Multi-State Dynamics of Contractor Green Behavior Diffusion: Modeling Evolutionary Pathways from Hesitation To Maintenance with Cellular Automata
摘要
The environmental disruption caused by engineering project construction conflicts with the green transformation goals of the construction industry. Encouraging contractors to adopt environmentally friendly behaviors is essential for promoting sustainability. The diffusion of green behaviors among contractors is driven by social networks and group interactions, with dynamic shifts in group behavior shaping the overall green transition process. This study applies a cellular automata (CA) model to simulate the dynamic diffusion process of green behaviors among contractors. Multi-state transformation rules are developed to compare the diffusion effects under various scenarios and to uncover the underlying mechanisms by which key factors influence the prevalence and diffusion rate of green behaviors.
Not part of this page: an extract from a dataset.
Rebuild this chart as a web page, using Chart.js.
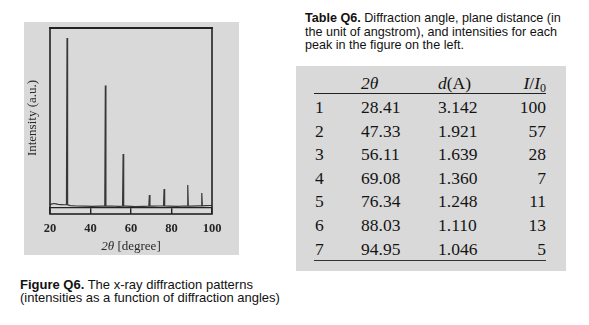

Contractors are categorized into four behavioral states: refusal, hesitation, acceptance, and maintenance. Those in the hesitation stage are particularly susceptible to transitioning to maintenance under the influence of both internal and external factors, with environmental attitudes playing a significant role in motivating green behavior adoption. The location and spatial distribution of contractors, the density of group states, governmental environmental policies, and individual green preferences collectively influence the diffusion process. Stochastic diffusion processes significantly accelerate behavioral adoption, while policy incentives and a higher proportion of highly motivated adopters synergistically enhance the ultimate penetration rate of green practices. This study integrates contractors’ internal conditions with external environmental influences to analyze the evolution of green behaviors. The findings provide a basis for developing intervention strategies aimed at increasing the proportion of sustained green behaviors within contractor groups and reducing the overall diffusion time, thereby enhancing the industry’s environmental performance and advancing sustainability goals.